A conquista de maior protagonismo das mulheres no mercado de trabalho é um processo em contínuo andamento, e reflexo de grandes esforços históricos ligados à luta por direitos comuns e situações de igualdade em relação aos homens. Embora seja objeto de constante discussão e revisão - sobretudo quando se leva em conta o fato de que o espectro de gênero não deve assumir a dualidade homem e mulher para uma compreensão coerente e complexa do quadro de disparidades -, a relação entre os tipos de ocupação, rentabilidade no trabalho e o gênero segue, de forma geral, apontando condições desfavoráveis às mulheres.
É evidente que tal situação de desigualdade é um produto direto da estrutura patriarcal mais ampla e historicamente sexista que, por sua vez, se entranha nos argumentos a respeito das aptidões e capacidades de trabalho das mulheres em relação aos homens. Em alguns campos de trabalho esse discurso se reproduz e assimila com tamanha naturalidade, que se torna raridade encontrar mulheres ocupando determinados postos de serviço de forma ordinária. Talvez o caso mais categórico nesse sentido seja o da indústria da construção civil e, mais especificamente, o da mão de obra operacional no canteiro.
A boa notícia é que tem quem descruze os braços e literalmente arregace as mangas para reverter esta situação. Algumas iniciativas de inserção e capacitação específica para mulheres nas tarefas de obra articulam profissionais que se dedicam à formação desse grupo para serviços tipicamente desempenhados por homens, e cada fez mais figuram nesse ambiente pedreiras, encarregadas, armadoras, carpinteiras, pintoras, ladrilheiras, ou simplesmente, mulheres autônomas em sua relação com o universo de trabalho da obra.

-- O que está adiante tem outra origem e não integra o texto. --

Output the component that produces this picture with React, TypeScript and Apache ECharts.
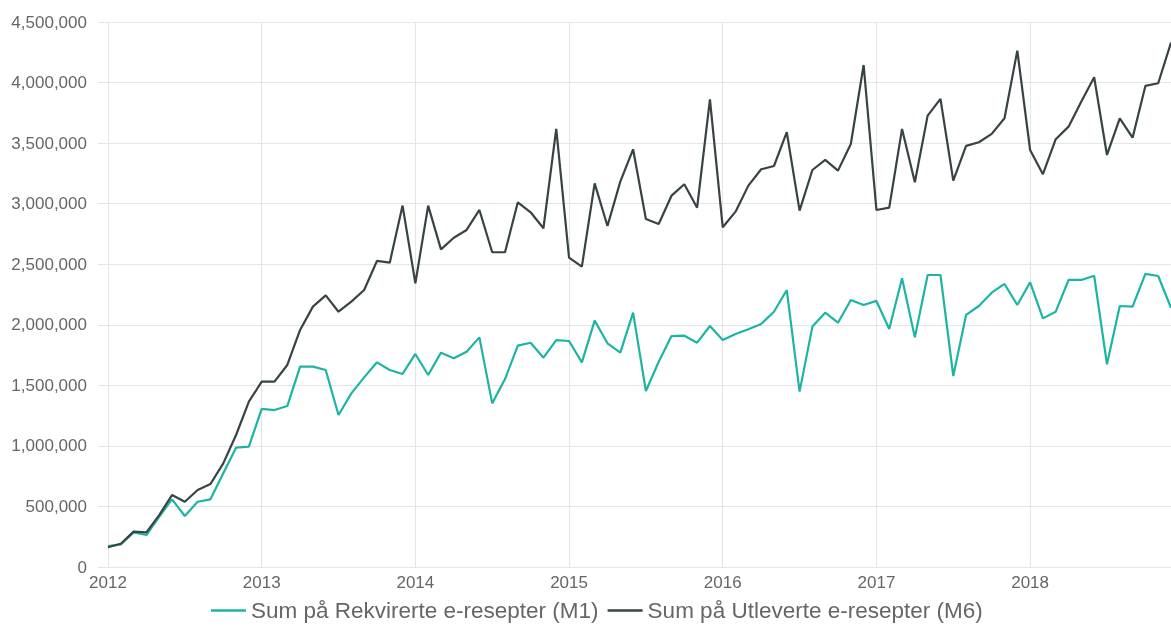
import React, { useEffect, useRef } from "react";
import * as echarts from "echarts";

const yearLabels = ["2012", "2013", "2014", "2015", "2016", "2017", "2018"];

const seriesNames = [
  "Sum på Rekvirerte e-resepter (M1)",
  "Sum på Utleverte e-resepter (M6)",
];

// Monthly values Jan 2012 .. Dec 2018 (thousands)
const rekvirerteK = [
  173, 187, 286, 264, 415, 559, 421, 539, 559, 774, 985, 994,
  1305, 1296, 1329, 1654, 1654, 1627, 1255, 1434, 1566, 1690, 1627, 1594,
  1759, 1585, 1770, 1723, 1778, 1896, 1351, 1552, 1828, 1852, 1728, 1874,
  1866, 1690, 2034, 1847, 1770, 2100, 1453, 1695, 1907, 1910, 1852, 1990,
  1874, 1924, 1963, 2007, 2108, 2287, 1448, 1985, 2100, 2017, 2205, 2163,
  2197, 1965, 2384, 1896, 2411, 2411, 1577, 2081, 2155, 2265, 2337, 2163,
  2351, 2053, 2108, 2370, 2370, 2405, 1674, 2155, 2150, 2420, 2403, 2140,
];

const utleverteK = [
  163, 192, 292, 286, 429, 594, 539, 636, 685, 856, 1090, 1365,
  1530, 1530, 1668, 1957, 2150, 2243, 2108, 2191, 2287, 2527, 2513, 2984,
  2343, 2984, 2623, 2719, 2783, 2948, 2599, 2599, 3011, 2929, 2797, 3617,
  2554, 2480, 3168, 2816, 3182, 3449, 2874, 2832, 3066, 3160, 2967, 3862,
  2805, 2934, 3149, 3284, 3311, 3590, 2943, 3278, 3361, 3273, 3493, 4145,
  2948, 2967, 3617, 3177, 3727, 3865, 3190, 3477, 3507, 3576, 3705, 4264,
  3443, 3243, 3532, 3636, 3843, 4044, 3402, 3705, 3545, 3972, 3994, 4330,
];

const colors = ["#1db5a2", "#374345"];

const yearTickIdx = yearLabels.map((_, i) => i * 12);

function toPairs(arr: number[]) {
  return arr.map((v, i) => [i, v * 1000]);
}

export default function App() {
  const ref = useRef<HTMLDivElement>(null);
  useEffect(() => {
    if (!ref.current) return;
    const chart = echarts.init(ref.current, undefined, { renderer: "svg" });
    const font = "'Liberation Sans', Arial, sans-serif";
    chart.setOption({
      animation: false,
      color: colors,
      textStyle: { fontFamily: font },
      grid: { left: 98, right: 0, top: 22, bottom: 61, containLabel: false },
      legend: {
        bottom: 1,
        left: 206,
        icon: "rect",
        itemWidth: 35,
        itemHeight: 2.5,
        itemGap: 9,
        textStyle: { fontSize: 22.5, color: "#666", fontFamily: font },
        data: seriesNames,
      },
      xAxis: {
        type: "value",
        min: -0.78,
        max: 83,
        axisLine: { show: false },
        axisTick: { show: false, customValues: yearTickIdx },
        axisLabel: {
          customValues: yearTickIdx,
          fontSize: 17,
          color: "#666",
          margin: 7,
          formatter: (v: number) => yearLabels[Math.round(v / 12)] ?? "",
        },
        splitLine: { show: true, lineStyle: { color: "#e5e5e5", width: 1 } },
      },
      yAxis: {
        type: "value",
        min: 0,
        max: 4500000,
        interval: 500000,
        axisLine: { show: false },
        axisTick: { show: false },
        axisLabel: {
          fontSize: 17,
          color: "#666",
          margin: 11,
          formatter: (v: number) => v.toLocaleString("en-US"),
        },
        splitLine: { lineStyle: { color: "#e5e5e5", width: 1 } },
      },
      series: [
        {
          name: seriesNames[0],
          type: "line",
          data: toPairs(rekvirerteK),
          showSymbol: false,
          lineStyle: { width: 2.2, color: colors[0] },
        },
        {
          name: seriesNames[1],
          type: "line",
          data: toPairs(utleverteK),
          showSymbol: false,
          lineStyle: { width: 2.2, color: colors[1] },
        },
      ],
    });
    return () => chart.dispose();
  }, []);
  return (
    <div
      ref={ref}
      style={{ position: "fixed", left: 0, top: 0, width: 1171, height: 628 }}
    />
  );
}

Pensando no trabalho como forma de proteção e resistência a situações de vulnerabilidade e violência doméstica, a organização Mulher em construção desenvolve e oferece cursos no âmbito da construção civil a mulheres que se encontram nesse tipo de cenário. A partir de um projeto piloto implantado na cidade de Canoas no Rio Grande do Sul, a iniciativa surgiu em 2006 e, desde então, atendeu diretamente cerca de 5 mil mulheres. As atividades desenvolvidas pela ONG contemplam desde questões práticas, como leitura e interpretação de desenhos técnicos de obra, até pautas mais amplas como o pensamento crítico a respeito de gênero e o empoderamento.

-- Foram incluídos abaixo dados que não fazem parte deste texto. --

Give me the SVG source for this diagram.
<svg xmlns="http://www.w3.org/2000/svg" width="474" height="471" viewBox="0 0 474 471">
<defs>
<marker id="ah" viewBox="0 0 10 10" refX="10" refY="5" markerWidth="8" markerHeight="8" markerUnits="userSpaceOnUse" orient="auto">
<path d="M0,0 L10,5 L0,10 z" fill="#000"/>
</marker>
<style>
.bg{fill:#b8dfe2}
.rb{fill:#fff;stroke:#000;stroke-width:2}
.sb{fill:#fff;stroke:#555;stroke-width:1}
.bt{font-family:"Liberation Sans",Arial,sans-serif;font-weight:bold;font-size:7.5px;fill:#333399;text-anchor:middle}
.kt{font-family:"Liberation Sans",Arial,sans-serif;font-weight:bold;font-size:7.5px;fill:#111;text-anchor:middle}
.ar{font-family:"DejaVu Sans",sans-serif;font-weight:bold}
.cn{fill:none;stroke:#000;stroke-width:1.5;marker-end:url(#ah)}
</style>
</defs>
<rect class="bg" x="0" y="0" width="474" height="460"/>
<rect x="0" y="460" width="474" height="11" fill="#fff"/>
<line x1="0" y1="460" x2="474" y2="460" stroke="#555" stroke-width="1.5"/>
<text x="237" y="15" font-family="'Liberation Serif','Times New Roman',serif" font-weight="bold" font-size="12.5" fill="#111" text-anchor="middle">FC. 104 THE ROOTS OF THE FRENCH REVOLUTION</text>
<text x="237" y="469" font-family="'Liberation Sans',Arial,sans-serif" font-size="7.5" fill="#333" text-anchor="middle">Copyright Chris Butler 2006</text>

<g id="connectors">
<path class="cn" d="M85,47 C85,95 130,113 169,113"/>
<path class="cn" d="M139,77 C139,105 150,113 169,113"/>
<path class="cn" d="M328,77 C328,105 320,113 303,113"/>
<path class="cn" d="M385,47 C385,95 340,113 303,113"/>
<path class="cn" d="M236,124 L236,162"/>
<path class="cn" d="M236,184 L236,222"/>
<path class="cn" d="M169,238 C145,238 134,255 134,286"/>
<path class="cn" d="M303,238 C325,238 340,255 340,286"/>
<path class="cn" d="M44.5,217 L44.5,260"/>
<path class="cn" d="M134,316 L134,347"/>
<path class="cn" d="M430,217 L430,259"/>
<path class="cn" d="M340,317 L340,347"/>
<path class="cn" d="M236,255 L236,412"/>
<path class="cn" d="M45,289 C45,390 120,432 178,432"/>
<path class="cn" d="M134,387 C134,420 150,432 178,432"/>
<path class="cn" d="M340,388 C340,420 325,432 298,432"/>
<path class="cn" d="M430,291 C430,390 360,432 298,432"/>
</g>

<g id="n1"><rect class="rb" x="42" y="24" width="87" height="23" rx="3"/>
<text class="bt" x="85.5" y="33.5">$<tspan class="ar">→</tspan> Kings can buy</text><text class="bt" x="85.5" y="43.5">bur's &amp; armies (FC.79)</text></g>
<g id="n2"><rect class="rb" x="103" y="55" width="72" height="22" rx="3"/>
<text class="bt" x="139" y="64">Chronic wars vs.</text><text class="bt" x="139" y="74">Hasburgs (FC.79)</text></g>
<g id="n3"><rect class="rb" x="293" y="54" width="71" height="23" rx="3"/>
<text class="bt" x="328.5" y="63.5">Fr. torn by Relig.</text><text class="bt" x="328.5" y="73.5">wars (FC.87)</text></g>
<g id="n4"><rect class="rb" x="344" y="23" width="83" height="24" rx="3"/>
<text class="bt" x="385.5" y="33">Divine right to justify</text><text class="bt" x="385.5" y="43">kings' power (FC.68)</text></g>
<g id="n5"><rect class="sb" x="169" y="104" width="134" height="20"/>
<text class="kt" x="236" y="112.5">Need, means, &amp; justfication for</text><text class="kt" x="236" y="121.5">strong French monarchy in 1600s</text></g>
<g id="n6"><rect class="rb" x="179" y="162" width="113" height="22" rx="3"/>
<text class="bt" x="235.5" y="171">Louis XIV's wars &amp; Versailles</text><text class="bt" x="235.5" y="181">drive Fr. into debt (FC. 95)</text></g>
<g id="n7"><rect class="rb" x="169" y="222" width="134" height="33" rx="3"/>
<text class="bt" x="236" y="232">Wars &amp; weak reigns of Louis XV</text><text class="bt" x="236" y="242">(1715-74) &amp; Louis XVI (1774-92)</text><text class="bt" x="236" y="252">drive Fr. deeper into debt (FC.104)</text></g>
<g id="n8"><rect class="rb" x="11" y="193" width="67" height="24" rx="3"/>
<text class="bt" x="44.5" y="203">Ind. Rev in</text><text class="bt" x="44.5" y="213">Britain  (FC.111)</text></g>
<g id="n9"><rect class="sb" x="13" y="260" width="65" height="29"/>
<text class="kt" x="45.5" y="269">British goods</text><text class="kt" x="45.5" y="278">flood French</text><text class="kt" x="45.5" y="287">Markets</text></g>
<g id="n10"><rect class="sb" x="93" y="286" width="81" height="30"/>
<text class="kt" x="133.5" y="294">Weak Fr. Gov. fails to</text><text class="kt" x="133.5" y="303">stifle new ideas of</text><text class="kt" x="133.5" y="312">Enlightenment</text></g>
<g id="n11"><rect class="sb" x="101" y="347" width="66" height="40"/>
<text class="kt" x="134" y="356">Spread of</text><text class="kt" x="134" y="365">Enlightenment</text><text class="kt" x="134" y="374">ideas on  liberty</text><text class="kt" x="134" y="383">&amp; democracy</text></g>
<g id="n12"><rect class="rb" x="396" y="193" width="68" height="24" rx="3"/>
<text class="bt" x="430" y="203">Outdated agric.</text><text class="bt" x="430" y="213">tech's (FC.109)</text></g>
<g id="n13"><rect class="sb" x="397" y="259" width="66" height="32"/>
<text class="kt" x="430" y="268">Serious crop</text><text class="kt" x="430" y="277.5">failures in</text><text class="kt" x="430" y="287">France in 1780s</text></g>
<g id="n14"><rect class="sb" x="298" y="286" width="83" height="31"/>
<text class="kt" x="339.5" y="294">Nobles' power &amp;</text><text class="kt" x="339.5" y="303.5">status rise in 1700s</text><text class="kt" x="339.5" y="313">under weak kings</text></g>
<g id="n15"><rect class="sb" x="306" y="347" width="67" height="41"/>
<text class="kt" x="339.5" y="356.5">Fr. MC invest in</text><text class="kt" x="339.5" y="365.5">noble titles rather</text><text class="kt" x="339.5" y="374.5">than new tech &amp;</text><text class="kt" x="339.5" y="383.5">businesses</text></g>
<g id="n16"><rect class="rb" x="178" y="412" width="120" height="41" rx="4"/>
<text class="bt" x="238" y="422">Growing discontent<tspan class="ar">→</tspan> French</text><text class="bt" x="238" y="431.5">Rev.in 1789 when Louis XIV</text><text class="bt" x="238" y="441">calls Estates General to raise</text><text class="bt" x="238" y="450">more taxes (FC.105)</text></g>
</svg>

Um pioneiro do país nesse tipo de iniciativa é o Projeto mão na massa, idealizado pela engenheira civil Deise Gravina e que teve, a partir de 2007, sua implementação realizada pelo Abrigo Maria Imaculada e patrocinada pela Petrobras. Em 2018 o projeto inaugurou sua 15a edição somando um total de 1200 mulheres formadas. A previsão é que em 2020 sejam formadas mais 240 profissionais capacitadas para entrar no mercado de trabalho. O "Mão na massa" oferece cursos de pedreira, pintora, carpinteira de formas e eletricista com duração de seis meses, com aulas teóricas - cujo escopo vai desde lições de português e matemática, saúde e cidadania, até aulas objetivas de etiqueta de trabalho - e atividades práticas.
Desdobramento da tese de mestrado da arquiteta Carina Guedes, o projeto Arquitetura na Periferia oferece capacitação em assistência técnica desde 2014 para um público específico: mulheres em situação de déficit habitacional ou em contextos precários em infraestrutura, como áreas periféricas e ocupações. O projeto atua em parceira constante com movimentos de moradia e o MST (Movimento dos Trabalhadores Rurais Sem Terra), oferecendo oficinas que vão desde noções básicas de desenho, até educação financeira básica, matemática e logística de compra de materiais de obra.
Estes são alguns exemplos notáveis de tomada de atitude e articulação de trabalho para promover uma situação mais favorável às mulheres no mercado, que valorizam a força e capacidade de um grupo mantido à margem da cadeia produtiva esmagadoramente masculina da construção civil e contribuem com a expectativa de conquistas autônomas a cada dia. É por esse tipo de caminho se pode construir uma perspectiva à altura da celebração do dia internacional da mulher, com protagonismo e reconhecimento.